I sat there and stared at the unopened e-mail for a good five minutes before I had the guts to click on it. I told myself that there was about a 1% chance that it was going to be a positive response. I actually whispered the word "rejection" over and over to myself before I opened it, just so I was prepared and it wouldn't sting quite as much.
Still, when I looked at those words, it hurt.
They weren't even mean words or discouraging words...and there were blessedly few of them. It doesn't matter the words that were actually there, what it translated to in my mind was something like,
"Girl, you suck."
I don't have a child, but it took several years to create this book. It only takes 9 months to grow a baby. Therefore, I am allowed to feel like this book is my baby. When I approach agents to represent my book, it's like I'm a new mom pulling the blanket away from my baby's face to show it to a stranger. And then that stranger says, "Ew, that kid is uggg-ly. I don't want to look at that nasty baby anymore.
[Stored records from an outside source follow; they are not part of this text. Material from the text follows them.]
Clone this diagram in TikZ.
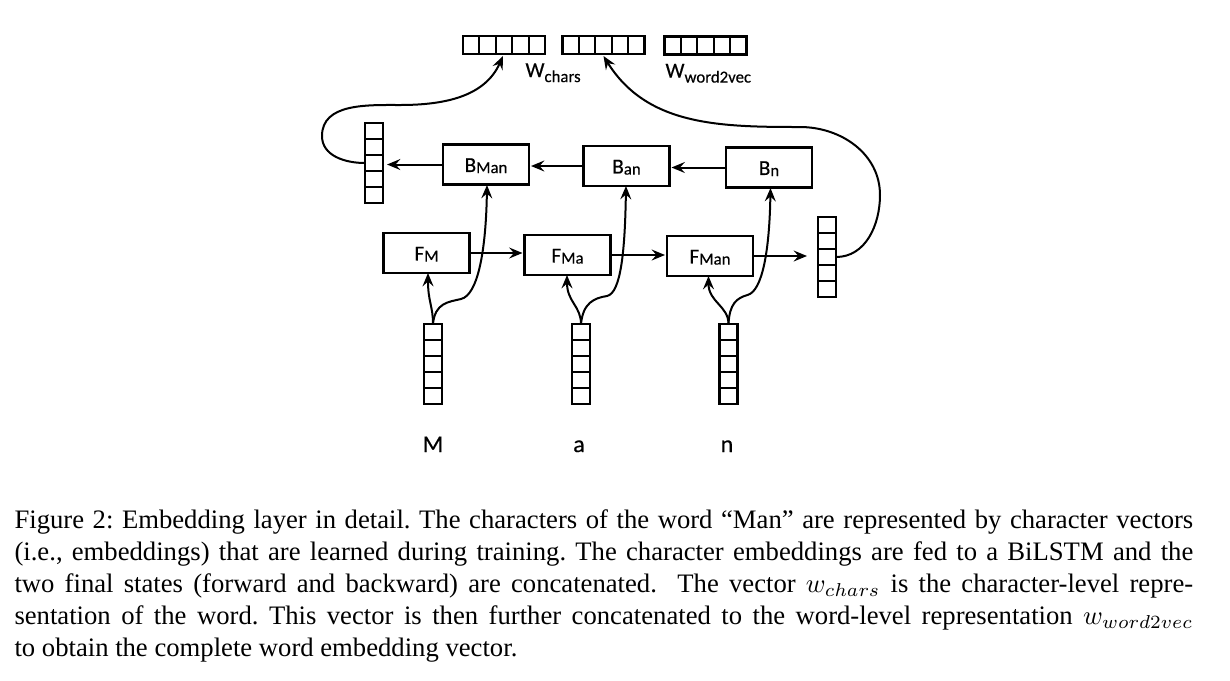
\documentclass[tikz,border=0pt]{standalone}
\usepackage{fontspec}
\setmainfont{Liberation Serif}
\newfontfamily\carl{Carlito}[FakeBold=0.4]
\usetikzlibrary{arrows.meta,calc}
\newlength\pu
\setlength\pu{0.375pt}
\frenchspacing
\begin{document}
\begin{tikzpicture}[x=0.375pt,y=-0.375pt,
  box/.style={draw,line width=0.9pt,minimum width=86\pu,minimum height=40\pu,inner sep=0,outer sep=0,text height=6.6pt,text depth=1pt,font=\carl\fontsize{8}{9}\selectfont},
  vvec/.style={draw,line width=0.8pt,minimum width=18\pu,minimum height=80\pu,inner sep=0,outer sep=0},
  hvec/.style={draw,line width=0.8pt,minimum width=82\pu,minimum height=18\pu,inner sep=0,outer sep=0},
  conn/.style={line width=0.75pt,-{Stealth[length=5pt,width=4.1pt,inset=1.8pt]}},
  lbl/.style={inner sep=0,font=\carl\fontsize{9}{10}\selectfont},
  wlbl/.style={inner sep=0,font=\carl\fontsize{8}{9}\selectfont}]
\useasboundingbox (0,0) rectangle (1230,680);
\newcommand\sbs[1]{\raisebox{-0.4pt}{\fontsize{6.3}{7}\selectfont #1}}
\newcommand\wsbs[1]{\raisebox{-1.9pt}{\fontsize{6.3}{7}\selectfont #1}}
% top vectors
\node[hvec] (t1) at (504,45) {};
\node[hvec] (t2) at (603.5,45) {};
\node[hvec] (t3) at (705.5,45.5) {};
\foreach \n in {t1,t2,t3}
  \foreach \i in {1,...,4}
    \draw[line width=0.8pt] ($(\n.north west)!\i/5!(\n.north east)$) -- ($(\n.south west)!\i/5!(\n.south east)$);
\node[wlbl,anchor=base west] (wc) at (525,77) {W\wsbs{chars}};
\node[wlbl,anchor=base west] (ww) at (665,77.5) {W\wsbs{word2vec}};
% vertical vectors
\node[vvec] (vL) at (374,163) {};
\node[vvec] (vR) at (827,257) {};
\node[vvec] (b1) at (433,364) {};
\node[vvec] (b2) at (581,364) {};
\node[vvec] (b3) at (728.5,364) {};
\foreach \n in {vL,vR,b1,b2,b3}
  \foreach \i in {1,...,4}
    \draw[line width=0.8pt] ($(\n.north west)!\i/5!(\n.south west)$) -- ($(\n.north east)!\i/5!(\n.south east)$);
% boxes
\node[box] (BMan) at (486,164.5) {B\sbs{Man}};
\node[box] (Ban) at (626.5,166) {B\sbs{an}};
\node[box] (Bn) at (769,167.5) {B\sbs{n}};
\node[box] (FM) at (426.5,253) {F\sbs{M}};
\node[box] (FMa) at (567.5,255) {F\sbs{Ma}};
\node[box] (FMan) at (710,256) {F\sbs{Man}};
% character labels
\node[lbl,anchor=base] (lM) at (433,452) {M};
\node[lbl,anchor=base] (la) at (579,452) {a};
\node[lbl,anchor=base] (ln) at (727,452) {n};
% horizontal arrows
\draw[conn,shorten >=4\pu] (BMan.west) -- (vL.east |- BMan.west);
\draw[conn,shorten >=2\pu] (Ban.west) -- (BMan.east |- Ban.west);
\draw[conn,shorten >=2\pu] (Bn.west) -- (Ban.east |- Bn.west);
\draw[conn,shorten >=2\pu] (FM.east) -- (FMa.west |- FM.east);
\draw[conn,shorten >=2\pu] (FMa.east) -- (FMan.west |- FMa.east);
\draw[conn,shorten >=11\pu] (FMan.east) -- (vR.west |- FMan.east);
% branches from character vectors
\draw[conn] (b1.north) .. controls ($(b1.north)+(0,-18)$) and ($(b1.north)+(-5,-22)$) .. ($(b1.north)+(-5,-51)$);
\draw[conn] (b1.north) .. controls ($(b1.north)+(2,-21)$) and ($(b1.north)+(15,-22)$) .. ($(b1.north)+(28,-25)$)
   .. controls ($(b1.north)+(45,-29)$) and ($(b1.north)+(53,-74)$) .. ($(b1.north)+(54,-139)$);
\draw[conn] (b2.north) .. controls ($(b2.north)+(0,-18)$) and ($(b2.north)+(-14,-22)$) .. ($(b2.north)+(-14,-49)$);
\draw[conn] (b2.north) .. controls ($(b2.north)+(2,-21)$) and ($(b2.north)+(13,-26)$) .. ($(b2.north)+(26,-28)$)
   .. controls ($(b2.north)+(40,-31)$) and ($(b2.north)+(44,-74)$) .. ($(b2.north)+(45,-138)$);
\draw[conn] (b3.north) .. controls ($(b3.north)+(0,-18)$) and ($(b3.north)+(-20,-22)$) .. ($(b3.north)+(-20,-48)$);
\draw[conn] (b3.north) .. controls ($(b3.north)+(1,-20)$) and ($(b3.north)+(8,-26)$) .. ($(b3.north)+(19,-29)$)
   .. controls ($(b3.north)+(34,-33)$) and ($(b3.north)+(41,-74)$) .. ($(b3.north)+(42,-136)$);
% final-state curves
\coordinate (lA) at (322,136);
\coordinate (lB) at (400,105);
\draw[conn] (vL.west) to[out=180,in=-90] (lA) to[out=90,in=180] (lB) to[out=0,in=-114] ($(t1.south)+(-1,2)$);
\coordinate (rA) at (880,195);
\coordinate (rB) at (800,127);
\draw[conn] (vR.east) to[out=0,in=-90] (rA) to[out=90,in=0] (rB) to[out=180,in=-58] ($(t2.south)+(0,2)$);
% caption
\node[anchor=north west,inner sep=0,align=left,font=\fontsize{10}{12}\selectfont] (cap) at (14,508.8) {%
\makebox[442pt][s]{Figure 2: Embedding layer in detail. The characters of the word “Man” are represented by character vectors}\\
\makebox[442pt][s]{(i.e., embeddings) that are learned during training. The character embeddings are fed to a BiLSTM and the}\\
\makebox[442pt][s]{two final states (forward and backward) are concatenated.\ \ The vector $w_{chars}$ is the character-level repre-}\\
\makebox[442pt][s]{sentation of the word. This vector is then further concatenated to the word-level representation $w_{word2vec}$}\\
to obtain the complete word embedding vector.};
\end{tikzpicture}
\end{document}
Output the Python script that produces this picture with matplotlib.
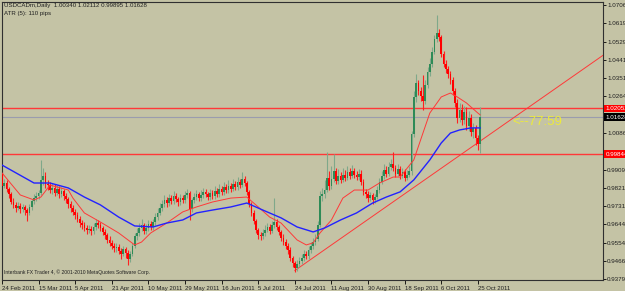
import matplotlib.pyplot as plt
import numpy as np

# Velas diarias USDCADm, barra 0 = 24 Feb 2011 ... barra 209 = 26 Oct 2011
# La apertura de cada vela es el cierre de la anterior
first_open = 0.9890
closes = [
    0.9830, 0.9845, 0.9815, 0.9790, 0.9752, 0.9738, 0.9722, 0.9735, 0.9718, 0.9726,
    0.9712, 0.9700, 0.9728, 0.9755, 0.9770, 0.9782, 0.9795, 0.9860, 0.9880, 0.9838,
    0.9832, 0.9810, 0.9822, 0.9798, 0.9815, 0.9790, 0.9805, 0.9780, 0.9765, 0.9740,
    0.9722, 0.9705, 0.9690, 0.9672, 0.9650, 0.9640, 0.9628, 0.9615, 0.9622, 0.9610,
    0.9630, 0.9652, 0.9640, 0.9625, 0.9605, 0.9590, 0.9570, 0.9555, 0.9540, 0.9528,
    0.9535, 0.9515, 0.9500, 0.9522, 0.9505, 0.9475, 0.9500, 0.9540, 0.9585, 0.9600,
    0.9625, 0.9640, 0.9610, 0.9625, 0.9645, 0.9630, 0.9655, 0.9680, 0.9700, 0.9722,
    0.9740, 0.9760, 0.9745, 0.9770, 0.9755, 0.9780, 0.9765, 0.9750, 0.9772, 0.9760,
    0.9785, 0.9795, 0.9720, 0.9760, 0.9775, 0.9790, 0.9770, 0.9785, 0.9800, 0.9790,
    0.9775, 0.9795, 0.9780, 0.9805, 0.9790, 0.9815, 0.9800, 0.9825, 0.9810, 0.9830,
    0.9815, 0.9840, 0.9825, 0.9850, 0.9835, 0.9862, 0.9845, 0.9800, 0.9740, 0.9700,
    0.9660, 0.9615, 0.9590, 0.9585, 0.9600, 0.9618, 0.9630, 0.9612, 0.9640, 0.9655,
    0.9630, 0.9605, 0.9580, 0.9560, 0.9540, 0.9520, 0.9480, 0.9455, 0.9430, 0.9450,
    0.9465, 0.9480, 0.9500, 0.9490, 0.9520, 0.9540, 0.9560, 0.9575, 0.9640, 0.9780,
    0.9790, 0.9810, 0.9870, 0.9830, 0.9865, 0.9900, 0.9855, 0.9880, 0.9860, 0.9885,
    0.9870, 0.9895, 0.9880, 0.9900, 0.9885, 0.9875, 0.9890, 0.9850, 0.9800, 0.9790,
    0.9770, 0.9785, 0.9760, 0.9775, 0.9810, 0.9850, 0.9880, 0.9905, 0.9890, 0.9920,
    0.9935, 0.9915, 0.9890, 0.9910, 0.9880, 0.9895, 0.9870, 0.9885, 0.9900, 1.0080,
    1.0260, 1.0330, 1.0290, 1.0265, 1.0240, 1.0320, 1.0380, 1.0420, 1.0480, 1.0540,
    1.0570, 1.0550, 1.0470, 1.0420, 1.0395, 1.0370, 1.0345, 1.0290, 1.0230, 1.0160,
    1.0200, 1.0150, 1.0190, 1.0120, 1.0160, 1.0090, 1.0110, 1.0060, 1.0034, 1.01628,
]
highs = [
    0.9905, 0.9862, 0.9858, 0.9825, 0.9800, 0.9770, 0.9750, 0.9752, 0.9745, 0.9742,
    0.9738, 0.9725, 0.9740, 0.9768, 0.9790, 0.9800, 0.9812, 0.9955, 0.9915, 0.9895,
    0.9860, 0.9848, 0.9845, 0.9838, 0.9835, 0.9828, 0.9825, 0.9815, 0.9795, 0.9778,
    0.9755, 0.9738, 0.9718, 0.9702, 0.9685, 0.9665, 0.9655, 0.9642, 0.9640, 0.9635,
    0.9648, 0.9672, 0.9665, 0.9655, 0.9638, 0.9620, 0.9602, 0.9585, 0.9568, 0.9555,
    0.9552, 0.9548, 0.9530, 0.9540, 0.9535, 0.9520, 0.9515, 0.9555, 0.9602, 0.9625,
    0.9650, 0.9668, 0.9652, 0.9645, 0.9665, 0.9658, 0.9672, 0.9698, 0.9725, 0.9745,
    0.9762, 0.9785, 0.9775, 0.9792, 0.9785, 0.9805, 0.9795, 0.9778, 0.9790, 0.9785,
    0.9805, 0.9815, 0.9805, 0.9772, 0.9795, 0.9812, 0.9802, 0.9808, 0.9822, 0.9815,
    0.9802, 0.9815, 0.9808, 0.9828, 0.9818, 0.9838, 0.9830, 0.9850, 0.9838, 0.9858,
    0.9845, 0.9865, 0.9855, 0.9875, 0.9862, 0.9898, 0.9878, 0.9855, 0.9812, 0.9752,
    0.9712, 0.9672, 0.9628, 0.9605, 0.9620, 0.9640, 0.9652, 0.9645, 0.9662, 0.9772,
    0.9668, 0.9642, 0.9618, 0.9595, 0.9575, 0.9555, 0.9532, 0.9492, 0.9468, 0.9470,
    0.9485, 0.9502, 0.9520, 0.9515, 0.9538, 0.9560, 0.9580, 0.9595, 0.9658, 0.9805,
    0.9820, 0.9860, 0.9992, 0.9900, 0.9925, 0.9985, 0.9918, 0.9910, 0.9898, 0.9915,
    0.9905, 0.9928, 0.9915, 0.9930, 0.9918, 0.9902, 0.9912, 0.9905, 0.9862, 0.9815,
    0.9805, 0.9800, 0.9795, 0.9792, 0.9828, 0.9870, 0.9902, 0.9935, 0.9925, 0.9945,
    0.9962, 0.9992, 0.9930, 0.9935, 0.9925, 0.9918, 0.9910, 0.9905, 0.9925, 1.0098,
    1.0290, 1.0370, 1.0345, 1.0310, 1.0365, 1.0345, 1.0405, 1.0450, 1.0505, 1.0560,
    1.0658, 1.0590, 1.0562, 1.0485, 1.0440, 1.0410, 1.0385, 1.0360, 1.0305, 1.0250,
    1.0232, 1.0225, 1.0218, 1.0210, 1.0195, 1.0178, 1.0135, 1.0125, 1.0078, 1.02112,
]
lows = [
    0.9820, 0.9818, 0.9800, 0.9770, 0.9740, 0.9722, 0.9705, 0.9712, 0.9700, 0.9705,
    0.9690, 0.9662, 0.9688, 0.9715, 0.9740, 0.9755, 0.9765, 0.9785, 0.9835, 0.9820,
    0.9812, 0.9795, 0.9790, 0.9780, 0.9785, 0.9772, 0.9775, 0.9762, 0.9748, 0.9725,
    0.9705, 0.9690, 0.9672, 0.9655, 0.9632, 0.9622, 0.9610, 0.9598, 0.9600, 0.9592,
    0.9598, 0.9618, 0.9625, 0.9610, 0.9590, 0.9575, 0.9555, 0.9538, 0.9522, 0.9510,
    0.9512, 0.9498, 0.9478, 0.9488, 0.9480, 0.9445, 0.9462, 0.9492, 0.9530, 0.9570,
    0.9588, 0.9612, 0.9595, 0.9598, 0.9612, 0.9615, 0.9618, 0.9642, 0.9665, 0.9688,
    0.9708, 0.9728, 0.9730, 0.9732, 0.9740, 0.9742, 0.9750, 0.9735, 0.9738, 0.9745,
    0.9748, 0.9770, 0.9665, 0.9705, 0.9745, 0.9760, 0.9755, 0.9758, 0.9772, 0.9775,
    0.9760, 0.9762, 0.9765, 0.9768, 0.9775, 0.9778, 0.9785, 0.9788, 0.9795, 0.9798,
    0.9800, 0.9805, 0.9810, 0.9812, 0.9820, 0.9825, 0.9830, 0.9788, 0.9728, 0.9685,
    0.9645, 0.9600, 0.9575, 0.9568, 0.9572, 0.9588, 0.9605, 0.9598, 0.9600, 0.9625,
    0.9615, 0.9590, 0.9565, 0.9545, 0.9525, 0.9502, 0.9465, 0.9438, 0.9413, 0.9418,
    0.9435, 0.9452, 0.9468, 0.9475, 0.9478, 0.9505, 0.9525, 0.9545, 0.9565, 0.9632,
    0.9755, 0.9772, 0.9800, 0.9810, 0.9815, 0.9850, 0.9840, 0.9838, 0.9842, 0.9848,
    0.9852, 0.9858, 0.9865, 0.9868, 0.9870, 0.9858, 0.9860, 0.9835, 0.9785, 0.9772,
    0.9752, 0.9755, 0.9742, 0.9745, 0.9765, 0.9798, 0.9838, 0.9865, 0.9872, 0.9878,
    0.9905, 0.9900, 0.9872, 0.9878, 0.9862, 0.9868, 0.9855, 0.9858, 0.9872, 0.9885,
    1.0065, 1.0235, 1.0270, 1.0240, 1.0198, 1.0225, 1.0305, 1.0362, 1.0405, 1.0470,
    1.0525, 1.0530, 1.0455, 1.0405, 1.0378, 1.0352, 1.0325, 1.0270, 1.0210, 1.0135,
    1.0140, 1.0125, 1.0130, 1.0100, 1.0095, 1.0070, 1.0060, 1.0030, 1.0005, 0.99895,
]

# Medias moviles (barra, precio)
red_ma_bars = [0, 8, 14, 17, 21, 29, 31, 36, 43, 51, 58, 61, 65, 72, 79, 85, 92, 100,
               107, 112, 117, 122, 129, 133, 136, 139, 144, 149, 154, 160, 165, 171,
               174, 180, 184, 187, 192, 196, 199, 203, 208, 209]
red_ma = [0.9893, 0.9786, 0.9762, 0.9776, 0.9834, 0.9810, 0.9771, 0.9699, 0.9655,
          0.9602, 0.9544, 0.9558, 0.9602, 0.9650, 0.9704, 0.9728, 0.9752, 0.9771,
          0.9776, 0.9728, 0.9679, 0.9650, 0.9568, 0.9544, 0.9554, 0.9602, 0.9665,
          0.9771, 0.9810, 0.9810, 0.9844, 0.9873, 0.9873, 0.9956, 1.0086, 1.0183,
          1.0261, 1.0280, 1.0261, 1.0232, 1.0183, 1.0174]
blue_ma_bars = [0, 14, 21, 29, 36, 43, 51, 58, 66, 72, 79, 85, 92, 100, 107, 114, 122,
                129, 136, 141, 148, 155, 162, 168, 174, 180, 187, 192, 196, 200, 205, 209]
blue_ma = [0.9931, 0.9844, 0.9844, 0.9820, 0.9776, 0.9738, 0.9679, 0.9636, 0.9631,
           0.9650, 0.9665, 0.9699, 0.9713, 0.9728, 0.9747, 0.9713, 0.9675, 0.9631,
           0.9607, 0.9626, 0.9665, 0.9699, 0.9747, 0.9776, 0.9801, 0.9859, 0.9956,
           1.0038, 1.0086, 1.0101, 1.0111, 1.0111]

level_hi = 1.02052
level_lo = 0.99844
bid = 1.01628
trend_bars = [128, 263]
trend_prices = [0.9420, 1.0465]

date_bars = list(range(0, 209, 16))
date_labels = ['24 Feb 2011', '15 Mar 2011', '5 Apr 2011', '21 Apr 2011', '10 May 2011',
               '29 May 2011', '16 Jun 2011', '5 Jul 2011', '24 Jul 2011', '11 Aug 2011',
               '30 Aug 2011', '18 Sep 2011', '6 Oct 2011', '25 Oct 2011']
price_ticks = [1.07065, 1.06190, 1.05290, 1.04415, 1.03515, 1.02640, 1.00865, 0.99965,
               0.99090, 0.98215, 0.97315, 0.96440, 0.95540, 0.94665, 0.93790]

plt.rcParams['font.family'] = ['Liberation Sans', 'DejaVu Sans']
fondo = '#c4c3a5'
fig = plt.figure(figsize=(6.25, 2.91), dpi=100, facecolor=fondo)
ax = fig.add_axes([2/625, 1 - 280/291, 601/625, 278/291], facecolor=fondo)

c = np.array(closes)
o = np.concatenate([[first_open], c[:-1]])
h = np.array(highs)
l = np.array(lows)
x = np.arange(len(c))
sube = c >= o

# mechas
ax.vlines(x[sube], l[sube], h[sube], color='#7fa88a', lw=0.8, zorder=2)
ax.vlines(x[~sube], l[~sube], h[~sube], color='#ff2020', lw=0.8, zorder=2)
# cuerpos
alto = np.maximum(np.abs(c - o), 0.0003)
ax.bar(x[sube], alto[sube], bottom=np.minimum(o, c)[sube], width=0.75,
       color='#2e8b57', zorder=3)
ax.bar(x[~sube], alto[~sube], bottom=np.minimum(o, c)[~sube], width=0.75,
       color='#ff0000', zorder=3)

ax.plot(red_ma_bars, red_ma, color='#ff3838', lw=0.7, zorder=4)
ax.plot(blue_ma_bars, blue_ma, color='#2222ff', lw=1.0, zorder=4)

ax.axhline(level_hi, color='#ff3838', lw=1.0, zorder=1)
ax.axhline(level_lo, color='#ff3838', lw=1.0, zorder=1)
ax.axhline(bid, color='#9a9cae', lw=0.8, zorder=1)
ax.plot(trend_bars, trend_prices, color='#ff3838', lw=0.7, zorder=1)

ax.set_xlim(0.3, 262.7)
ax.set_ylim(0.93741, 1.07210)

ax.yaxis.tick_right()
ax.set_yticks(price_ticks)
ax.set_yticklabels([f'{p:.5f}' for p in price_ticks], fontsize=4.5, color='#202020')
ax.tick_params(axis='y', length=2, pad=1, width=0.6)
ax.set_xticks(date_bars)
ax.set_xticklabels(date_labels, fontsize=4.3, ha='left', color='#202020')
ax.tick_params(axis='x', length=3, pad=1, width=0.6)
for s in ax.spines.values():
    s.set_color('#303030')
    s.set_linewidth(0.8)

# etiquetas de niveles en la escala de precios
for nivel, col in [(level_hi, 'red'), (bid, 'black'), (level_lo, 'red')]:
    ax.text(1.004, nivel, f'{nivel:.5f}', transform=ax.get_yaxis_transform(),
            fontsize=4.5, color='white', va='center', ha='left', clip_on=False,
            bbox=dict(boxstyle='square,pad=0.2', fc=col, ec='none'), zorder=6)

ax.text(223, 1.0140, '<--77:59', color='#ecea3c', fontsize=9.5, va='center', ha='left')

fig.text(4/625, 1 - 5/291, 'USDCADm,Daily  1.00340 1.02112 0.99895 1.01628',
         fontsize=4.4, va='center', color='#202020')
fig.text(4/625, 1 - 13/291, 'ATR (5): 110 pips', fontsize=4.4, va='center', color='#202020')
fig.text(4/625, 1 - 272/291, 'Interbank FX Trader 4, © 2001-2010 MetaQuotes Software Corp.',
         fontsize=3.6, va='center', color='#202020')

plt.savefig('out.png', dpi=100, facecolor=fondo)
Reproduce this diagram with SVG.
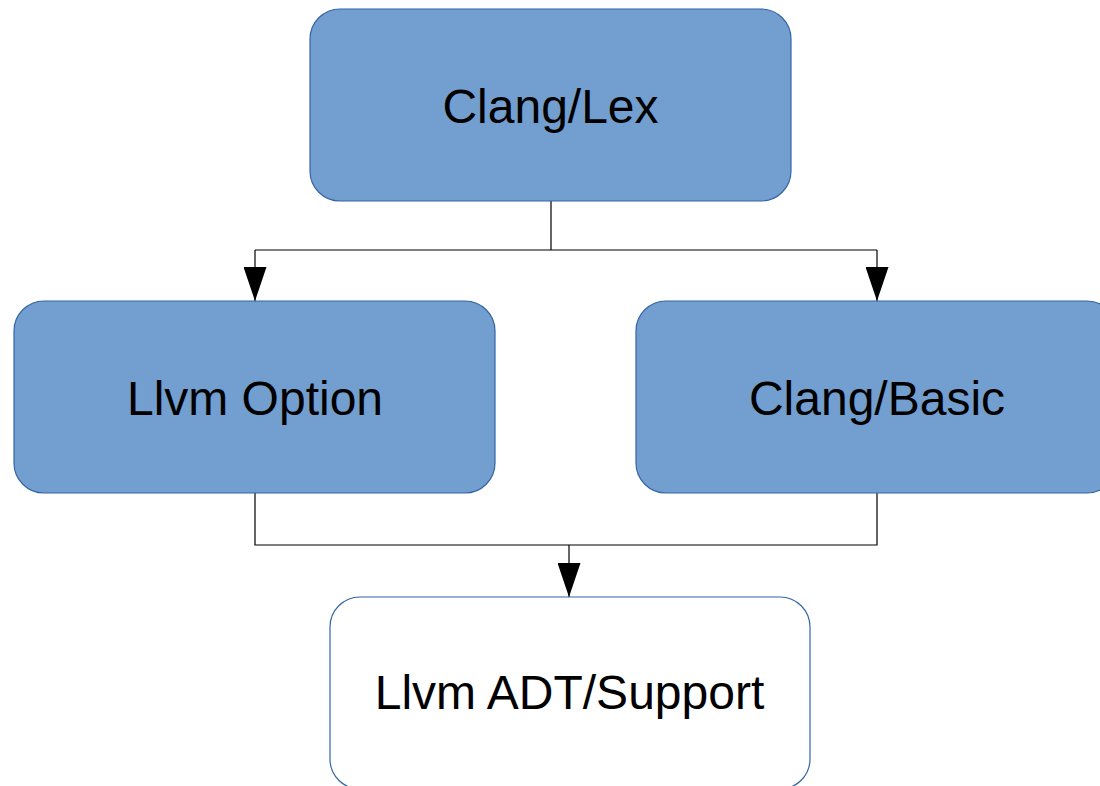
<svg xmlns="http://www.w3.org/2000/svg" width="1100" height="786" viewBox="0 0 1100 786">
<style>
.box{fill:#729fcf;stroke:#3465a4;stroke-width:1.2}
.wbox{fill:#ffffff;stroke:#3465a4;stroke-width:1.2}
.lbl{font-family:"Liberation Sans",Arial,sans-serif;font-size:48px;fill:#000;text-anchor:middle}
.conn{fill:none;stroke:#000;stroke-width:1.2}
</style>
<defs>
<marker id="arr" markerUnits="userSpaceOnUse" markerWidth="34" markerHeight="23" refX="34" refY="11.5" orient="auto" viewBox="0 0 34 23">
<path d="M0,0 L34,11.5 L0,23 Z" fill="#000"/>
</marker>
</defs>
<rect width="1100" height="786" fill="#fff"/>
<g id="connectors">
<path class="conn" d="M551,201 V250 M255,250 H877"/>
<path class="conn" d="M255,250 V301" marker-end="url(#arr)"/>
<path class="conn" d="M877,250 V301" marker-end="url(#arr)"/>
<path class="conn" d="M255,493 V545 H877 V493"/>
<path class="conn" d="M569,545 V597" marker-end="url(#arr)"/>
</g>
<g id="clang-lex">
<rect class="box" x="310" y="9" width="481" height="192" rx="30" ry="30"/>
<text class="lbl" x="550.5" y="123">Clang/Lex</text>
</g>
<g id="llvm-option">
<rect class="box" x="14" y="301" width="481" height="192" rx="30" ry="30"/>
<text class="lbl" x="255" y="415">Llvm Option</text>
</g>
<g id="clang-basic">
<rect class="box" x="636" y="301" width="481" height="192" rx="30" ry="30"/>
<text class="lbl" x="877" y="415">Clang/Basic</text>
</g>
<g id="llvm-adt-support">
<rect class="wbox" x="330" y="597" width="480" height="192" rx="30" ry="30"/>
<text class="lbl" x="569.5" y="709">Llvm ADT/Support</text>
</g>
</svg>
Get it away from me."
So I let myself be sad for five minutes. All the books on getting published were right. Rejection is going to happen. Guaranteed. And it's going to happen many more times. Maybe on a daily basis, depending on how fast I can get these e-mails sent.
"There is no comparison between that which is lost by not succeeding and that lost by not trying."
- Francis Bacon Sr.
Someday, if I'm lucky, maybe everything will come up roses.
Until then, I have to get my roses from a tin.
Here's Smith's Rosebud Salve. I bought this for the first time in Vancouver, probably in June of 2011.
|On my nails: OPI Black Shatter over Sally Hansen Hard as Nails Extreme Wear in Lacey Lilac|
I know it's hard to tell from the photo, but I've probably got over half of the tin left and I use it every night before bed on my lips and sometimes throughout the day too. It leaves your lips soft and shiny and smells.... well, like roses.
You can find this product at Sephora and American Apparel in Halifax (and maybe other spots too, but I know these places carry it for sure). It retails for around $8-9. I have a new one in strawberry flavour, but I'm waiting to finish this one before I open it.